Question

What is the equation of the straight line passing through $$\left( 5,-2 \right)$$ and $$ \left( -4,7 \right) $$?
A
$$5x-2y=4$$
B
$$-4x+7y=9$$
C
$$x+y=3$$
D
$$x-y=-1$$

Answer

**step1** Understanding the Problem

The problem asks us to identify the correct equation of a straight line that passes through two specific points. The first point is (5, -2), which means its x-coordinate is 5 and its y-coordinate is -2. The second point is (-4, 7), which means its x-coordinate is -4 and its y-coordinate is 7. We are given four possible equations and need to find the one that holds true for both points.

**step2** Strategy for Solving

For a line to pass through a point, the coordinates of that point must satisfy the line's equation. This means that if we substitute the x-coordinate and y-coordinate of the point into the equation, both sides of the equation must be equal. We will test each of the given options by substituting the coordinates of both points into the equation. The correct equation will be the one that is satisfied by both (5, -2) and (-4, 7).

**step3** Testing Option A: $$5x - 2y = 4$$

Let's test this equation with the first point (5, -2).
The x-coordinate is 5; The y-coordinate is -2.
Substitute these values into the equation:
$$5 \times 5 - 2 \times (-2)$$
$$25 - (-4)$$
$$25 + 4$$
$$29$$
Since 29 is not equal to 4, the equation $$5x - 2y = 4$$ does not pass through the point (5, -2). Therefore, Option A is incorrect.

**step4** Testing Option B: $$-4x + 7y = 9$$

Let's test this equation with the first point (5, -2).
The x-coordinate is 5; The y-coordinate is -2.
Substitute these values into the equation:
$$-4 \times 5 + 7 \times (-2)$$
$$-20 + (-14)$$
$$-20 - 14$$
$$-34$$
Since -34 is not equal to 9, the equation $$-4x + 7y = 9$$ does not pass through the point (5, -2). Therefore, Option B is incorrect.

**step5** Testing Option C: $$x + y = 3$$

Let's test this equation with the first point (5, -2).
The x-coordinate is 5; The y-coordinate is -2.
Substitute these values into the equation:
$$5 + (-2)$$
$$5 - 2$$
$$3$$
Since 3 is equal to 3, the equation $$x + y = 3$$ passes through the point (5, -2).
Now, let's test this equation with the second point (-4, 7).
The x-coordinate is -4; The y-coordinate is 7.
Substitute these values into the equation:
$$-4 + 7$$
$$3$$
Since 3 is equal to 3, the equation $$x + y = 3$$ also passes through the point (-4, 7).
Since both points satisfy the equation $$x + y = 3$$, Option C is the correct answer.

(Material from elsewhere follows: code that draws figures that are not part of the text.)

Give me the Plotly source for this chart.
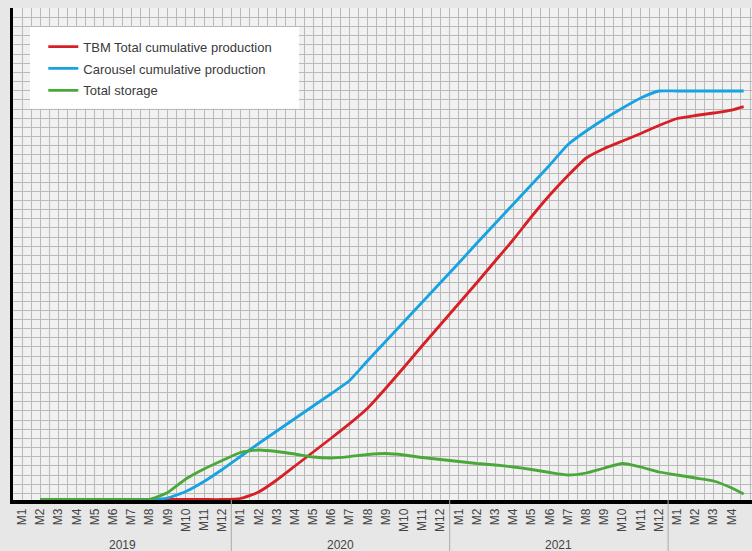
import plotly.graph_objects as go

# month index 0 = 2019 M1 ... 39 = 2022 M4
month_labels = [f"M{m}" for m in range(1, 13)] * 3 + ["M1", "M2", "M3", "M4"]
years = ["2019", "2020", "2021"]

# months 1..39, plus the last partial-month reading
x_months = list(range(1, 40)) + [39.65]

tbm_total = [0, 0, 0, 0, 0, 0, 0, 0, 0, 0, 0, 1,
             7.5, 19.5, 33.5, 47.5, 61.5, 75.8, 91.5, 111.5, 132.5, 154, 175, 196,
             217, 238.5, 260, 283, 304.5, 324, 341.5, 351, 358.5, 366, 374, 381,
             384, 386.5, 389.3, 392.8]
carousel_total = [0, 0, 0, 0, 0, 0, 0, 1.5, 8, 18, 30, 43,
                  56, 68.5, 81, 93.5, 106, 119, 139, 158.5, 178, 197.5, 217, 236.5,
                  256.5, 276, 295.5, 315, 334.5, 355, 368.5, 380.5, 391.5, 401.5, 408.5, 408.5,
                  408.5, 408.5, 408.5, 408.5]
total_storage = [0, 0, 0, 0, 0, 0, 0, 7, 20.5, 30.5, 39, 47,
                 49.5, 48, 45.5, 42.5, 41.5, 43, 45, 46, 44.5, 42, 40, 38,
                 36, 34.5, 32.5, 30, 27, 24.5, 26.5, 31.5, 36, 32.5, 27.5, 24.5,
                 21.5, 18.5, 11.5, 5.5]

series = [
    ("TBM Total cumulative production", tbm_total, "#d71f26"),
    ("Carousel cumulative production", carousel_total, "#17a2e2"),
    ("Total storage", total_storage, "#4aa83a"),
]

fig = go.Figure()
for i, (name, vals, col) in enumerate(series):
    fig.add_trace(go.Scatter(
        x=x_months, y=vals, name=name, mode="lines",
        line=dict(color=col, width=2.8, shape="spline", smoothing=0.5),
        legendgroup=str(i),
    ))

# white legend panel
fig.add_shape(type="rect", xref="paper", yref="paper",
              x0=0.0230, x1=0.3870, y0=0.795, y1=0.9615,
              fillcolor="white", line=dict(width=0), layer="above")

# year separators below the axis
for b in [11.5, 23.5, 35.5]:
    fig.add_shape(type="line", xref="x", yref="paper", x0=b, x1=b, y0=0, y1=-0.11,
                  line=dict(color="#aaaaaa", width=1))

for k, yr in enumerate(years):
    fig.add_annotation(x=5.5 + 12 * k, y=-0.092, xref="x", yref="paper",
                       text=yr, showarrow=False, yanchor="middle",
                       font=dict(size=12, color="#444444"))

grid = "#b9b9b9"
fig.update_xaxes(
    range=[-0.495, 40.11],
    tickmode="array", tickvals=list(range(40)), ticktext=month_labels,
    tickangle=-90, ticks="", tickfont=dict(size=12, color="#444444"),
    showgrid=True, gridcolor=grid, gridwidth=1.4,
    minor=dict(dtick=0.5, tick0=0, showgrid=True, gridcolor=grid, gridwidth=1.4),
    showline=True, linecolor="black", linewidth=3.5, zeroline=False,
)
fig.update_yaxes(
    range=[-0.5, 491.5], showticklabels=False,
    tickmode="linear", tick0=6.2, dtick=9.15, ticks="",
    showgrid=True, gridcolor=grid, gridwidth=1.4,
    showline=True, linecolor="black", linewidth=3, zeroline=False,
)

fig.update_layout(
    width=752, height=551,
    margin=dict(l=13, r=0, t=8, b=51),
    paper_bgcolor="#e7e7e7", plot_bgcolor="#f1f1f1",
    font=dict(family="Liberation Sans, Arial, sans-serif", color="#3a3a3a"),
    legend=dict(x=0.041, y=0.952, xanchor="left", yanchor="top",
                bgcolor="rgba(0,0,0,0)", font=dict(size=13, color="#3a3a3a"),
                traceorder="grouped", tracegroupgap=2),
    showlegend=True,
)

fig.write_html("out.html", config={"displayModeBar": False},
               post_script="document.body.style.margin='0';document.body.style.overflow='hidden';")
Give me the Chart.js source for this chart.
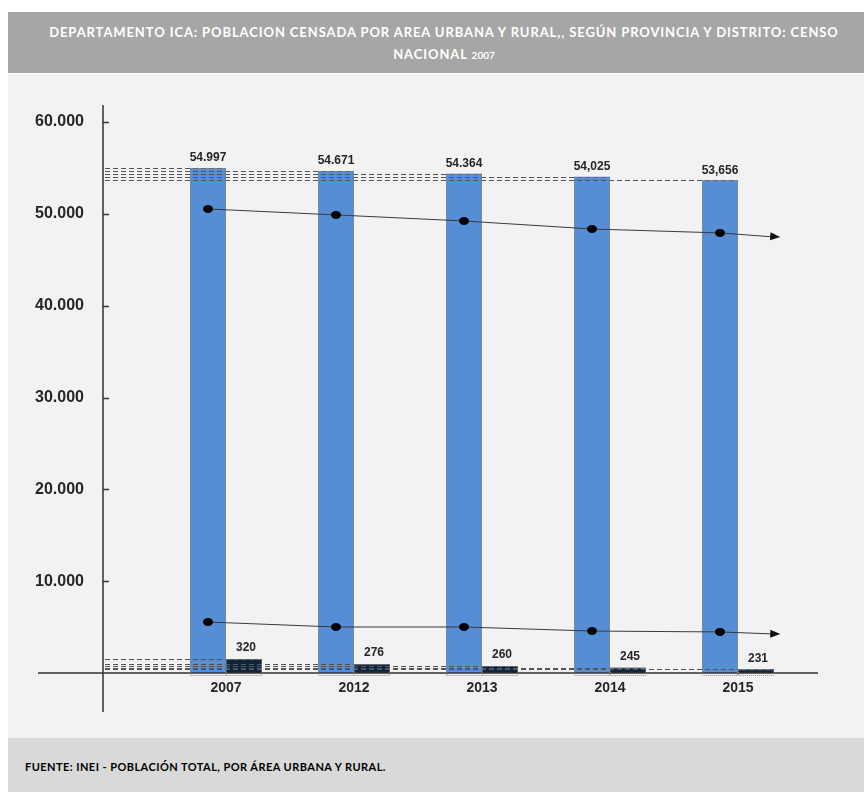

**step6** Testing Option D: $$x - y = -1$$

Although we have found the correct answer, let's confirm by testing Option D.
Let's test this equation with the first point (5, -2).
The x-coordinate is 5; The y-coordinate is -2.
Substitute these values into the equation:
$$5 - (-2)$$
$$5 + 2$$
$$7$$
Since 7 is not equal to -1, the equation $$x - y = -1$$ does not pass through the point (5, -2). Therefore, Option D is incorrect.